> _WORK INSTRUCTIONS_:
Copy exactly, leaving out every image, the lines from the one with "Write a Python" through the one with "from matplotlib.lines import Line2D", inclusive.

> _INFORMATION SHOWN_:
■ ■ ■

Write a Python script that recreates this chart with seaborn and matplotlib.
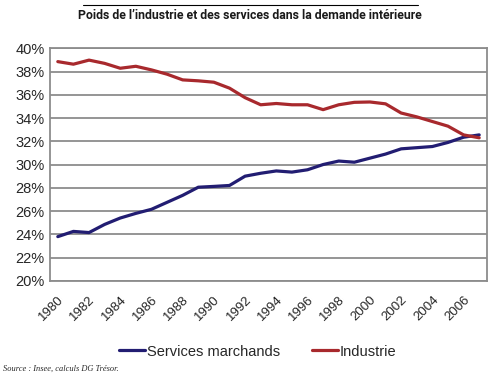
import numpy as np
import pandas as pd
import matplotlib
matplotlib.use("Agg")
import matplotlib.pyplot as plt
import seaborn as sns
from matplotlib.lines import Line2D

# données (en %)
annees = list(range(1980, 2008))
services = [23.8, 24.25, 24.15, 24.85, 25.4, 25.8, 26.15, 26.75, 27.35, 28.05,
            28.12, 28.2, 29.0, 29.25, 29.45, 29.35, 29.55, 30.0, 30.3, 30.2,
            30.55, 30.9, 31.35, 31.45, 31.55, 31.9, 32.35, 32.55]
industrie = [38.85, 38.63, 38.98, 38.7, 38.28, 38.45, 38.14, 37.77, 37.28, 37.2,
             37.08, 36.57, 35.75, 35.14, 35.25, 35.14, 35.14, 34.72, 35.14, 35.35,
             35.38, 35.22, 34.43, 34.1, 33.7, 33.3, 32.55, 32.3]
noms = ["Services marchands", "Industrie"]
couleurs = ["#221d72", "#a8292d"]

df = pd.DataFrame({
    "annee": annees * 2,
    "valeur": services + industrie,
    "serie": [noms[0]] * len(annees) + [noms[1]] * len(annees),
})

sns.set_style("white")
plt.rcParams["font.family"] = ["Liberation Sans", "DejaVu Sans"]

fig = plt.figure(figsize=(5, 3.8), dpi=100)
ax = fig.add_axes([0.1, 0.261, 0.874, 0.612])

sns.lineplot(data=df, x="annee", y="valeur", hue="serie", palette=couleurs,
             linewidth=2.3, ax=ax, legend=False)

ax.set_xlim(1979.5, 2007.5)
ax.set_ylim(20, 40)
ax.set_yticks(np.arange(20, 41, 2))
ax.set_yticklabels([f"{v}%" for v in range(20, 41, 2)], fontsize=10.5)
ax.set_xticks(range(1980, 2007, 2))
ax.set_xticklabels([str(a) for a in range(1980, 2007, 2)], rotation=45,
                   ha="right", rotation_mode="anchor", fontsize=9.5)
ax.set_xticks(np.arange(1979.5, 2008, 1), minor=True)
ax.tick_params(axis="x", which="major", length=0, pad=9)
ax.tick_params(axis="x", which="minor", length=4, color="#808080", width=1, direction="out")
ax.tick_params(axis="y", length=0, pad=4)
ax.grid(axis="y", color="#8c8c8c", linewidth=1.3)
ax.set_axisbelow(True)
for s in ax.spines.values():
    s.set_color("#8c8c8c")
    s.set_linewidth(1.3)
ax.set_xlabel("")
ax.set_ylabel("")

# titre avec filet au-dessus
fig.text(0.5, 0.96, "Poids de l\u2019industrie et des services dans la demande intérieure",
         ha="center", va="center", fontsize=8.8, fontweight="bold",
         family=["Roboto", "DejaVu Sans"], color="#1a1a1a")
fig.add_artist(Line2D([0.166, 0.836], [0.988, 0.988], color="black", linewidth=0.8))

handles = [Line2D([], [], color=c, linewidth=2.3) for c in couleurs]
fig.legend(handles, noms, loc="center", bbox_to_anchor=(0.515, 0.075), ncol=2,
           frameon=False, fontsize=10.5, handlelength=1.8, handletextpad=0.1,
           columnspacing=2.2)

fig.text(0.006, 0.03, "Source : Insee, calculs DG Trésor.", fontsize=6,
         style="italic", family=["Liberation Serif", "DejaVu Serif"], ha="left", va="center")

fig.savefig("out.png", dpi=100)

■ ■ ■

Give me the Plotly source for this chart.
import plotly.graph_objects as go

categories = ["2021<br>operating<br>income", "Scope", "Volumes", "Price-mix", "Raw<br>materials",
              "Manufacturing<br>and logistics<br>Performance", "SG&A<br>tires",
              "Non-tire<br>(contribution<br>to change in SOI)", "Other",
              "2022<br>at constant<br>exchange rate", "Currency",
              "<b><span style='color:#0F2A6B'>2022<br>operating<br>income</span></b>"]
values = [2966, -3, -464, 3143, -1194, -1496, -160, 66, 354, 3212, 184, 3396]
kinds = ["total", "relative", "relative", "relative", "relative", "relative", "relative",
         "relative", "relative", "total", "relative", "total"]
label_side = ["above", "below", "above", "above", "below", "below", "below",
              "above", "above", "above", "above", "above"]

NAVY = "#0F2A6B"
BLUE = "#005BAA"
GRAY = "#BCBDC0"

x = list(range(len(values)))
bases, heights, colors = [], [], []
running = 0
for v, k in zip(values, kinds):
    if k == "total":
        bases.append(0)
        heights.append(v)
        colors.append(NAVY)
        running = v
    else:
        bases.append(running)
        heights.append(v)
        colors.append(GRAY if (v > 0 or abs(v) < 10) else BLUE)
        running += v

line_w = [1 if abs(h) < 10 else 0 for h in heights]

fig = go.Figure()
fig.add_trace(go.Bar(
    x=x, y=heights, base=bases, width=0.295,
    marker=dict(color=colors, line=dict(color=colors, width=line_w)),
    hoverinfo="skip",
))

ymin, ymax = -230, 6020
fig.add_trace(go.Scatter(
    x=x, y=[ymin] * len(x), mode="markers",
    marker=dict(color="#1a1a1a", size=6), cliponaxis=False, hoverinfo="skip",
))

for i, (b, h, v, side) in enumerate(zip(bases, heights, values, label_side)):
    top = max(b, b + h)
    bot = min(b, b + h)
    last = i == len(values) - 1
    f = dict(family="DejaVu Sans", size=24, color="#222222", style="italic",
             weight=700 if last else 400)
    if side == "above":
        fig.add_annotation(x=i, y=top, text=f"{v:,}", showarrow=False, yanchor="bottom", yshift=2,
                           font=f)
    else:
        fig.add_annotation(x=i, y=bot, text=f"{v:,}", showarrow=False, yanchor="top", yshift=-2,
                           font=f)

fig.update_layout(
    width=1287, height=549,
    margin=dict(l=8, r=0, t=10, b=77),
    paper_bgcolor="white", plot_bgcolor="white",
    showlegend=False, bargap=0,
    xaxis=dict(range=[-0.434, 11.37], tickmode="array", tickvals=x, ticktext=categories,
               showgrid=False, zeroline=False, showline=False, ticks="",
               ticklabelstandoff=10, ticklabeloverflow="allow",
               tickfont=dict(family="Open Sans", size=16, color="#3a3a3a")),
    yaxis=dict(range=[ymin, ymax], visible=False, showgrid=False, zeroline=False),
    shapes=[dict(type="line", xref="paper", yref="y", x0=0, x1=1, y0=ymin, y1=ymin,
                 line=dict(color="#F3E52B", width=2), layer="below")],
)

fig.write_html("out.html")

■ ■ ■

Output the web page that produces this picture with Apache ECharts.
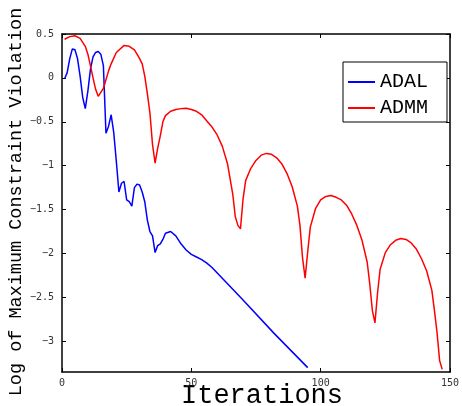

■ ■ ■

> _OUTPUT FOR THIS EXERCISE_:
Write a Python script that recreates this chart with seaborn and matplotlib.
import numpy as np
import pandas as pd
import matplotlib
matplotlib.use("Agg")
import matplotlib.pyplot as plt
import seaborn as sns
from matplotlib.lines import Line2D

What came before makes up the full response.